Author: Marilyn Mcadams Sibley Publisher: University of Texas Press ISBN: 0292783701 Category : History Languages : en Pages : 263
Book Description
History passed in review along the highways of Texas in the century 1761–1860. This was the century of exploration and settlement for the big new land, and many thousands of people traveled its trails: traders, revolutionaries, missionaries, warriors, government agents, adventurers, refugees, gold seekers, prospective settlers, land speculators, army wives, and filibusters. Their reasons for coming were many and varied, and the travelers viewed the land and its people with a wide variety of reactions. Political and industrial revolution, famine, and depression drove settlers from many of the countries of Europe and many of the states of the United States. Some were displeased with what they found in Texas, but for many it was a haven, a land of renewed hope. So large was the migration of people to Texas that the land that was virtually unoccupied in 1761 numbered its population at 600,000 a century later. Several hundred of these travelers left published accounts of their impressions and adventures.

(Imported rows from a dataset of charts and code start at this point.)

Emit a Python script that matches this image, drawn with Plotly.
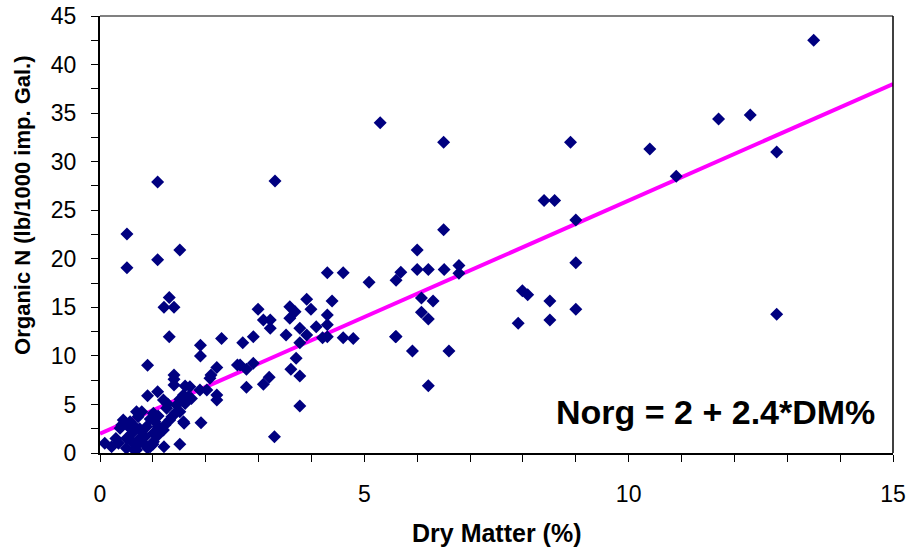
import plotly.graph_objects as go

dry_matter = [
    13.5, 12.3, 11.7, 10.4, 10.9, 12.8, 8.9, 9.0, 9.0, 9.0, 12.8,
    5.3, 6.5, 8.4, 8.6, 6.5, 6.0, 5.69, 5.6, 6.0, 6.21, 6.51, 6.79, 6.79,
    6.08, 6.3, 6.08, 6.21, 5.6, 5.91, 6.6, 6.21, 7.99, 8.09, 8.51, 7.91, 8.51,
    4.3, 4.6, 5.09, 3.91, 4.39, 2.99, 3.59, 3.69, 3.99, 3.59, 3.09, 3.22, 3.22,
    4.3, 4.09, 4.3, 3.78, 3.52, 2.9, 2.7, 3.91, 4.21, 4.3, 4.6, 4.79, 5.59,
    3.78, 3.71, 3.61, 3.78, 2.9, 2.77, 2.65, 3.2, 3.09, 2.77, 3.78, 3.3,
    1.31, 1.21, 1.4, 1.31, 1.9, 1.9, 2.3, 0.9, 1.4, 1.4, 1.4, 1.61, 2.1, 2.08,
    2.21, 1.89, 2.02, 2.21, 2.21, 2.6, 0.9, 1.09, 1.2, 1.28, 1.26, 1.61, 1.67,
    1.73, 1.51, 1.59, 1.42, 1.36, 1.2, 1.01, 0.79, 0.69, 0.72, 0.41, 0.54, 0.38,
    0.09, 0.22, 0.35, 0.5, 0.5, 0.69, 0.6, 0.72, 0.82, 0.79, 0.85, 0.88, 0.95,
    1.01, 1.01, 1.1, 1.1, 1.04, 0.57, 0.44, 0.66, 1.21, 1.51, 1.91, 1.58, 1.32,
    1.23, 1.45, 1.51, 1.58, 1.7,
    1.09, 0.51, 0.51, 1.09, 1.51, 3.31,
    0.6, 0.7, 0.9, 1.0, 0.75, 0.95, 1.1, 0.5, 0.3, 0.65,
]
organic_n = [
    42.5, 34.8, 34.4, 31.3, 28.5, 31.0, 32.0, 24.0, 19.6, 14.8, 14.3,
    34.0, 32.0, 26.0, 26.0, 23.0, 20.9, 18.6, 17.8, 18.9, 18.9, 18.9, 19.3, 18.5,
    15.96, 15.65, 14.5, 13.8, 12.0, 10.5, 10.5, 6.93, 16.7, 16.3, 15.65, 13.35, 13.7,
    18.57, 18.57, 17.58, 15.83, 15.65, 14.8, 15.07, 14.55, 14.8, 13.87, 13.7, 13.7, 12.84,
    14.2, 13.0, 13.2, 12.84, 12.15, 11.98, 11.36, 12.15, 11.88, 11.98, 11.88, 11.8, 11.98,
    11.36, 9.75, 8.62, 7.93, 9.24, 8.62, 9.06, 7.8, 7.07, 6.77, 4.84, 1.68,
    16.0, 15.0, 15.0, 11.98, 11.1, 9.99, 11.8, 9.03, 8.03, 7.6, 7.0, 6.9, 8.03, 7.7,
    8.8, 6.49, 6.49, 5.97, 5.46, 9.06, 5.9, 6.3, 5.46, 5.05, 4.6, 5.1, 5.8,
    5.6, 4.25, 3.06, 4.09, 3.74, 2.37, 4.09, 4.25, 4.25, 3.74, 2.88, 2.71, 2.54,
    1.0, 0.65, 1.0, 0.48, 1.5, 0.31, 2.0, 1.34, 1.0, 2.2, 1.68, 2.71, 0.65,
    1.16, 2.03, 1.85, 2.71, 3.22, 3.22, 3.4, 2.71, 0.65, 0.9, 3.12, 3.22, 3.4,
    2.88, 4.94, 5.53, 5.97, 6.83,
    27.9, 22.55, 19.08, 19.9, 20.9, 28.0,
    1.2, 0.8, 0.5, 0.9, 2.5, 3.5, 3.8, 3.0, 1.5, 0.3,
]

fit_intercept = 2.0
fit_slope = 2.4
fit_x = [0, 15]
fit_y = [fit_intercept + fit_slope * v for v in fit_x]
equation_text = "Norg = 2 + 2.4*DM%"

x_title = "Dry Matter (%)"
y_title = "Organic N (lb/1000 imp. Gal.)"

fig = go.Figure()
fig.add_trace(go.Scatter(
    x=fit_x, y=fit_y, mode="lines",
    line=dict(color="#FF00FF", width=4),
    hoverinfo="skip", showlegend=False,
))
fig.add_trace(go.Scatter(
    x=dry_matter, y=organic_n, mode="markers",
    marker=dict(symbol="diamond", size=10, color="#000080",
                line=dict(width=0)),
    showlegend=False,
))

font_family = "Liberation Sans, Arial, sans-serif"

fig.update_layout(
    width=906, height=547,
    margin=dict(l=100, r=13, t=16, b=94),
    paper_bgcolor="white", plot_bgcolor="white",
    font=dict(family=font_family, color="black"),
    xaxis=dict(
        range=[0, 15], dtick=5, tick0=0, automargin=False,
        ticks="outside", ticklen=7, tickwidth=1, tickcolor="black",
        showline=True, linecolor="black", linewidth=2,
        showgrid=False, zeroline=False,
        tickfont=dict(size=23, family=font_family),
        ticklabelstandoff=12, ticklabeloverflow="allow",
        minor=dict(dtick=1, ticks="outside", ticklen=7, tickcolor="black", tickwidth=1, showgrid=False),
    ),
    yaxis=dict(
        range=[0, 45], dtick=5, tick0=0, automargin=False,
        ticks="outside", ticklen=7, tickwidth=1, tickcolor="black",
        showline=True, linecolor="black", linewidth=2,
        showgrid=False, zeroline=False,
        tickfont=dict(size=23, family=font_family),
        ticklabelstandoff=10, ticklabeloverflow="allow",
        minor=dict(dtick=2.5, ticks="outside", ticklen=7, tickcolor="black", tickwidth=1, showgrid=False),
    ),
    shapes=[
        dict(type="line", xref="paper", yref="paper", x0=0, x1=1, y0=1, y1=1,
             line=dict(color="#808080", width=2)),
        dict(type="line", xref="paper", yref="paper", x0=1, x1=1, y0=0, y1=1,
             line=dict(color="black", width=1.5)),
    ],
    annotations=[
        dict(x=0.98, y=0.094, xref="paper", yref="paper", xanchor="right", yanchor="middle",
             text="<b>" + equation_text + "</b>", showarrow=False,
             font=dict(size=34, family=font_family, color="black")),
        dict(x=0.5, y=-0.183, xref="paper", yref="paper", xanchor="center", yanchor="middle",
             text="<b>" + x_title + "</b>", showarrow=False,
             font=dict(size=25, family=font_family, color="black")),
        dict(x=-0.0984, y=0.5675, xref="paper", yref="paper", xanchor="center", yanchor="middle",
             textangle=-90, text="<b>" + y_title + "</b>", showarrow=False,
             font=dict(size=22, family=font_family, color="black")),
    ],
)

fig.write_html("out.html", config={"displayModeBar": False},
               post_script="document.body.style.margin='0px';")
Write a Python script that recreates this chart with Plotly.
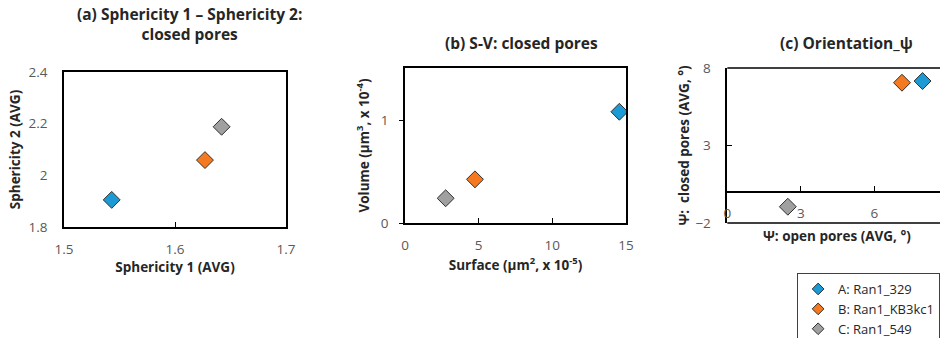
import plotly.graph_objects as go

# ---- data ----
samples = ["A: Ran1_329", "B: Ran1_KB3kc1", "C: Ran1_549"]
colors = ["#1b9ad6", "#f47920", "#a0a0a0"]

# (a) Sphericity 1 vs Sphericity 2 (closed pores)
sph1 = [1.543, 1.627, 1.642]
sph2 = [1.905, 2.059, 2.188]
# (b) Surface vs Volume (closed pores)
surface = [14.55, 4.75, 2.76]
volume = [1.08, 0.424, 0.24]
# (c) Orientation psi: open vs closed pores
psi_open = [7.97, 7.13, 2.47]
psi_closed = [7.16, 7.05, -0.95]

W, H = 940, 338
FONT = "Open Sans"
TICKC = "#595959"
TXT = "#262626"
EDGE = "#303030"

fig = go.Figure()
panels = [(sph1, sph2, "x", "y"), (surface, volume, "x2", "y2"), (psi_open, psi_closed, "x3", "y3")]
for p, (xs, ys, xa, ya) in enumerate(panels):
    for i, name in enumerate(samples):
        fig.add_trace(go.Scatter(
            x=[xs[i]], y=[ys[i]], mode="markers", name=name, legendgroup=name,
            showlegend=False, xaxis=xa, yaxis=ya,
            marker=dict(symbol="diamond", size=13, color=colors[i],
                        line=dict(color=EDGE, width=1)),
        ))
# legend entries (smaller symbols, as in the reference legend)
for i, name in enumerate(samples):
    fig.add_trace(go.Scatter(
        x=[None], y=[None], mode="markers", name=name, legendgroup=name, showlegend=True,
        xaxis="x3", yaxis="y3",
        marker=dict(symbol="diamond", size=9, color=colors[i], line=dict(color=EDGE, width=1)),
    ))

def px_x(a, b):
    return [a / W, b / W]

def px_y(top, bottom):
    return [1 - bottom / H, 1 - top / H]

dom_a_x, dom_a_y = px_x(64, 286), px_y(72, 227)
dom_b_x, dom_b_y = px_x(405, 626), px_y(68, 223)
dom_c_x, dom_c_y = [727.3 / W, 1.0], px_y(68, 223)

c_yrange = [-2, 8]
c_xrange = [0, (W - 727.3) / 24.5]
zero_pos = dom_c_y[0] + (0 - c_yrange[0]) / (c_yrange[1] - c_yrange[0]) * (dom_c_y[1] - dom_c_y[0])

tickfont = dict(family=FONT, size=13.5, color=TICKC)
titlefont = dict(family=FONT, size=13.5, color=TXT, weight="bold")
frame = dict(showline=True, mirror=True, linecolor="black", linewidth=1.5,
             showgrid=False, zeroline=False, tickfont=tickfont)

fig.update_layout(
    width=W, height=H, margin=dict(l=0, r=0, t=0, b=0, autoexpand=False),
    paper_bgcolor="white", plot_bgcolor="white",
    font=dict(family=FONT, color=TXT),
    xaxis=dict(domain=dom_a_x, anchor="y", range=[1.5, 1.7], dtick=0.1,
               ticks="inside", ticklen=5, tickcolor="black", ticklabelstandoff=9,
               title=dict(text="Sphericity 1 (AVG)", font=titlefont, standoff=1), **frame),
    yaxis=dict(domain=dom_a_y, anchor="x", range=[1.8, 2.4], dtick=0.2,
               ticks="", ticklabelstandoff=12,
               title=dict(text="Sphericity 2 (AVG)", font=titlefont, standoff=5), **frame),
    xaxis2=dict(domain=dom_b_x, anchor="y2", range=[0, 15], dtick=5,
                ticks="inside", ticklen=5, tickcolor="black", ticklabelstandoff=9,
                title=dict(text="Surface (µm<sup>2</sup>, x 10<sup>-5</sup>)", font=titlefont, standoff=2), **frame),
    yaxis2=dict(domain=dom_b_y, anchor="x2", range=[0, 1.505], dtick=1,
                ticks="outside", ticklen=4, tickcolor="black", ticklabelstandoff=8,
                title=dict(text="Volume (µm<sup>3</sup>, x 10<sup>-4</sup>)", font=titlefont, standoff=8), **frame),
    xaxis3=dict(domain=dom_c_x, anchor="free", position=zero_pos, range=c_xrange, dtick=3,
                showline=True, linecolor="black", linewidth=1.5, showgrid=False, zeroline=False,
                ticks="inside", ticklen=5, tickcolor="black", ticklabelstandoff=9,
                tickfont=tickfont),
    yaxis3=dict(domain=dom_c_y, anchor="x3", range=c_yrange, tickvals=[-2, 3, 8],
                showline=True, linecolor="black", linewidth=1.5, showgrid=False, zeroline=False,
                ticks="inside", ticklen=5, tickcolor="black", ticklabelstandoff=12, tickfont=tickfont,
                title=dict(text="Ψ:  closed pores (AVG, °)", font=titlefont, standoff=3)),
    legend=dict(x=0.848, y=1 - 273 / H, xanchor="left", yanchor="top",
                bordercolor="#404040", borderwidth=1, bgcolor="white",
                font=dict(family=FONT, size=13, color=TXT), tracegroupgap=0,
                itemwidth=30),
    showlegend=True,
)

# frame lines of panel (c) (top and bottom)
for yy in (0, 1):
    fig.add_shape(type="line", xref="x3 domain", yref="y3 domain", x0=0, x1=1, y0=yy, y1=yy,
                  line=dict(color="black", width=1.5))

ttl = dict(family=FONT, size=15.5, color=TXT, weight="bold")
fig.add_annotation(text="(a) Sphericity 1 – Sphericity 2:<br>closed pores", x=189 / W, y=1 - 1 / H,
                   xref="paper", yref="paper", xanchor="center", yanchor="top", showarrow=False,
                   font=ttl, align="center")
fig.add_annotation(text="(b) S-V: closed pores", x=521 / W, y=1 - 43 / H,
                   xref="paper", yref="paper", xanchor="center", yanchor="middle", showarrow=False, font=ttl)
fig.add_annotation(text="(c) Orientation_ψ", x=846 / W, y=1 - 43 / H,
                   xref="paper", yref="paper", xanchor="center", yanchor="middle", showarrow=False, font=ttl)
fig.add_annotation(text="Ψ: open pores (AVG, °)", x=837 / W, y=1 - 236 / H,
                   xref="paper", yref="paper", xanchor="center", yanchor="middle", showarrow=False,
                   font=titlefont)

fig.write_html("out.html")
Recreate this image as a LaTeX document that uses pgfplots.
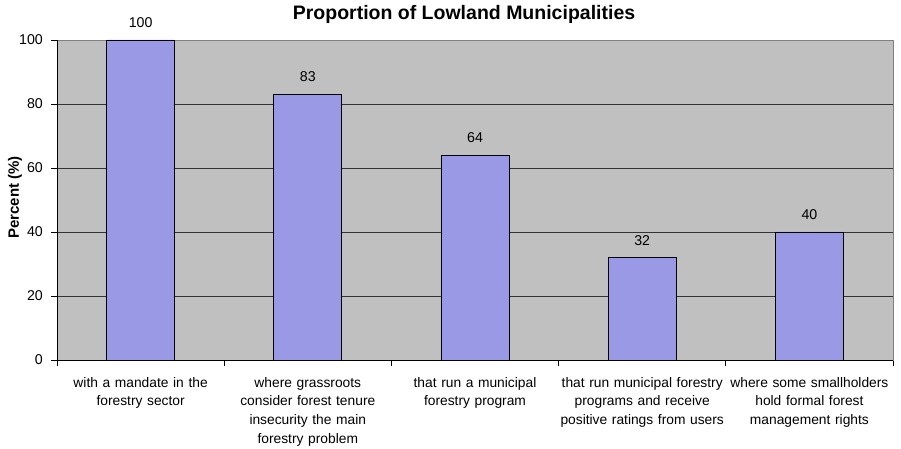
\documentclass[border=0pt]{standalone}
\usepackage{pgfplots}
\pgfplotsset{compat=1.18}
\usepackage{fontspec}
\setmainfont{Liberation Sans}
\definecolor{barfill}{RGB}{153,153,230}
\definecolor{plotbg}{RGB}{192,192,192}
\begin{document}
\begin{tikzpicture}[x=1pt,y=1pt]
\useasboundingbox (0,0) rectangle (901,449);
\begin{axis}[
  at={(57pt,89pt)}, anchor=south west,
  scale only axis, width=836pt, height=320pt,
  xmin=-0.5, xmax=4.5, ymin=0, ymax=100,
  axis background/.style={fill=plotbg},
  axis line style={draw=black!50, line width=0.8pt},
  ytick={0,20,...,100},
  ymajorgrids,
  major grid style={draw=black!80, line width=0.8pt},
  tick align=outside,
  xtick pos=bottom, ytick pos=left,
  major tick length=6pt,
  tick style={draw=black, line width=0.8pt},
  xtick={-0.5,0.5,...,4.5},
  xticklabels={},
  extra x ticks={0,1,2,3,4},
  extra x tick labels={{with a mandate in the\\forestry sector},{where grassroots\\consider forest tenure\\insecurity the main\\forestry problem},{that run a municipal\\forestry program},{that run municipal forestry\\programs and receive\\positive ratings from users},{where some smallholders\\hold formal forest\\management rights}},
  extra x tick style={major tick length=0pt, grid=none,
    tick label style={align=center, text width=175pt, inner sep=0pt, anchor=north, yshift=-17pt,
      font=\fontsize{13.8}{18.7}\selectfont}},
  y tick label style={font=\fontsize{14.2}{17}\selectfont, inner sep=0pt, xshift=-8pt},
  /pgf/number format/assume math mode=true,
  ybar, bar width=0.407,
  nodes near coords,
  every node near coord/.append style={font=\fontsize{14.2}{17}\selectfont, inner sep=0pt, yshift=12pt, text=black},
  clip=false,
]
\addplot[fill=barfill, draw=black, line width=0.8pt] coordinates {(0,100) (1,83) (2,64) (3,32) (4,40)};
\draw[black, line width=0.8pt] (axis cs:-0.5,100) -- (axis cs:-0.5,0) -- (axis cs:4.5,0);
\end{axis}
\node[anchor=base, font=\bfseries\fontsize{19.5}{21}\selectfont] at (464,429) {Proportion of Lowland Municipalities};
\node[rotate=90, font=\bfseries\fontsize{15}{17}\selectfont] at (15,251.5) {Percent (\%)};
\end{tikzpicture}
\end{document}
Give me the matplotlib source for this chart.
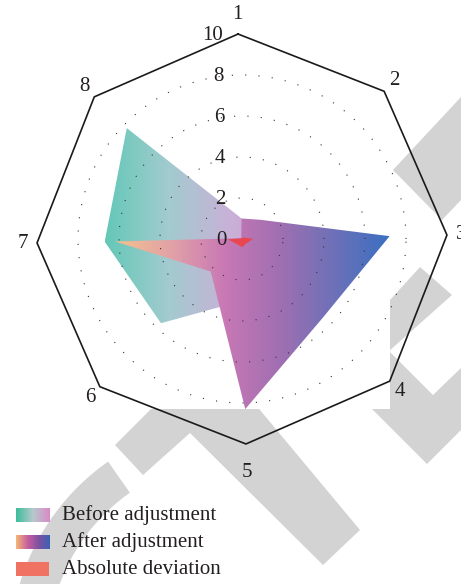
"""Radar chart: before / after adjustment and absolute deviation"""

import numpy as np
import matplotlib
matplotlib.use('Agg')
import matplotlib.pyplot as plt
from matplotlib.patches import Polygon, Rectangle, Wedge
from matplotlib.colors import LinearSegmentedColormap

# Data
axis_labels = ['1', '2', '3', '4', '5', '6', '7', '8']
ring_ticks = [0, 2, 4, 6, 8, 10]
before_vals = [1.0, 1.0, 2.5, 2.0, 3.0, 5.7, 6.7, 7.8]
after_vals = [1.0, 1.3, 7.2, 5.5, 8.3, 2.2, 6.2, 0.05]
deviation_vals = [0.05, 0.1, 0.55, 0.3, 0.4, 0.35, 0.7, 0.05]
series_names = ['Before adjustment', 'After adjustment', 'Absolute deviation']

TEXT = '#231f20'
FONT = 'Liberation Serif'
PX = 20.5          # pixels per data unit
CX, CY = 242, 239  # chart centre in pixels
ROT = 1.1          # the chart is turned slightly

before_cmap = LinearSegmentedColormap.from_list(
    'before', ['#63c8b7', '#a2cbcf', '#c9b1d7', '#d58dc7'])
after_cmap = LinearSegmentedColormap.from_list(
    'after', ['#f5c18e', '#e2a2a6', '#c878b5', '#a06fb1', '#6d71b8', '#3a6fc1'])
legend_before = LinearSegmentedColormap.from_list(
    'lb', ['#3bbd99', '#b6c9cc', '#d98ac6'])
legend_after = LinearSegmentedColormap.from_list(
    'la', ['#f3b874', '#c8609f', '#7f51a1', '#3a62b3'])
DEV_COLOR = '#e8474f'
DEV_LEGEND = '#f07262'

theta = np.deg2rad(90 + ROT - 45 * np.arange(len(axis_labels)))


def to_xy(vals):
    vals = np.asarray(vals, dtype=float)
    return np.column_stack([vals * np.cos(theta), vals * np.sin(theta)])


def gradient_poly(ax, vals, cmap, zorder):
    xy = to_xy(vals)
    poly = Polygon(xy, closed=True, facecolor='none', edgecolor='none')
    ax.add_patch(poly)
    x0, y0 = xy.min(axis=0)
    x1, y1 = xy.max(axis=0)
    # the image box is white outside the shape
    ax.add_patch(Rectangle((x0, y0), x1 - x0, y1 - y0, facecolor='white',
                           edgecolor='none', zorder=1))
    img = ax.imshow(np.linspace(0, 1, 256).reshape(1, -1), cmap=cmap,
                    aspect='auto', extent=(x0, x1, y0, y1), origin='lower',
                    interpolation='bicubic', zorder=zorder)
    img.set_clip_path(poly)


def main():
    fig = plt.figure(figsize=(4.61, 5.84), dpi=100)

    # background layer in pixel units: publisher watermark and legend
    bg = fig.add_axes([0, 0, 1, 1])
    bg.set_xlim(0, 461)
    bg.set_ylim(584, 0)
    bg.axis('off')
    grey = '#d3d3d3'
    for pts in ([(393, 170), (461, 97), (461, 200), (442, 220)],
                [(370, 322), (420, 267), (452, 295), (370, 368)],
                [(300, 337), (427, 464), (461, 430), (461, 368), (433, 395), (340, 302)],
                [(115, 445), (210, 350), (360, 530), (323, 565), (190, 433), (143, 475)]):
        bg.add_patch(Polygon(pts, closed=True, facecolor=grey, edgecolor='none'))
    bg.add_patch(Wedge((240, 650), 230, 160, 235, width=38, facecolor=grey,
                       edgecolor='none'))

    # legend
    grad = np.linspace(0, 1, 128).reshape(1, -1)
    rows = [515, 542, 569]
    for y, cm in zip(rows[:2], [legend_before, legend_after]):
        bg.imshow(grad, cmap=cm, aspect='auto', extent=(16, 49, y + 7, y - 7),
                  interpolation='bicubic', zorder=3)
    bg.add_patch(Rectangle((16, rows[2] - 7), 33, 14, facecolor=DEV_LEGEND,
                           edgecolor='none', zorder=3))
    for y, name in zip(rows, series_names):
        bg.text(62, y, name, fontsize=15, family=FONT, color=TEXT,
                va='center', ha='left', zorder=4)
    bg.set_xlim(0, 461)
    bg.set_ylim(584, 0)

    # chart layer in data units
    ax = fig.add_axes([0, 0, 1, 1])
    ax.patch.set_alpha(0)
    ax.axis('off')

    gradient_poly(ax, before_vals, before_cmap, 2)
    gradient_poly(ax, after_vals, after_cmap, 3)
    ax.add_patch(Polygon(to_xy(deviation_vals), closed=True,
                         facecolor=DEV_COLOR, edgecolor='none', zorder=4))

    # dotted rings
    t = np.linspace(0, 2 * np.pi, 400)
    for r in ring_ticks[1:-1]:
        ax.plot(r * np.cos(t), r * np.sin(t), color='#333333', lw=0.8,
                linestyle=(0, (1, 11)), zorder=5)

    # outer octagon
    frame = to_xy([ring_ticks[-1]] * len(axis_labels))
    frame = np.vstack([frame, frame[:1]])
    ax.plot(frame[:, 0], frame[:, 1], color='#1a1a1a', lw=1.2, zorder=6)

    # ring value labels along axis 1
    for r in ring_ticks:
        ax.text(r * np.cos(theta[0]) - 0.75, r * np.sin(theta[0]) - 0.05, str(r),
                fontsize=15, family=FONT, color=TEXT, ha='right',
                va='center', zorder=7)

    # axis labels
    for lab, a in zip(axis_labels, theta):
        if np.sin(a) > 0.99:
            rl = 10.95
        elif np.sin(a) < -0.99:
            rl = 11.4
        else:
            rl = 10.7
        ax.text(rl * np.cos(a), rl * np.sin(a), lab, fontsize=15, family=FONT,
                color=TEXT, ha='center', va='center', zorder=7)

    ax.set_xlim(-CX / PX, (461 - CX) / PX)
    ax.set_ylim((CY - 584) / PX, CY / PX)

    fig.savefig('out.png', dpi=100)


if __name__ == '__main__':
    main()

Collectively the accounts tell a panoramic story of the land as its boundaries were drawn and its institutions formed. Spain gave way to Mexico, Mexico to the Republic of Texas, the Republic to statehood in the United States, and statehood in the Union was giving way to statehood in the Confederate states by 1860. The travelers’ accounts reflect these changes; but, more important, they tell the story of the receding frontier. In Travelers in Texas, 1761–1860, the author examines the Texas seen by the traveler-writer. Opening with a chapter about travel conditions in general (roads or trails, accommodations, food), she also presents at some length the travelers’ impressions of the country and its people. She then proceeds to examine particular aspects of Texas life: the Indians, slavery, immigration, law enforcement, and the individualistic character of the people, all as seen through the eyes of the travelers. The discussion concludes with a “Critical Essay on Sources,” containing bibliographic discussions of over two hundred of the more important travel accounts.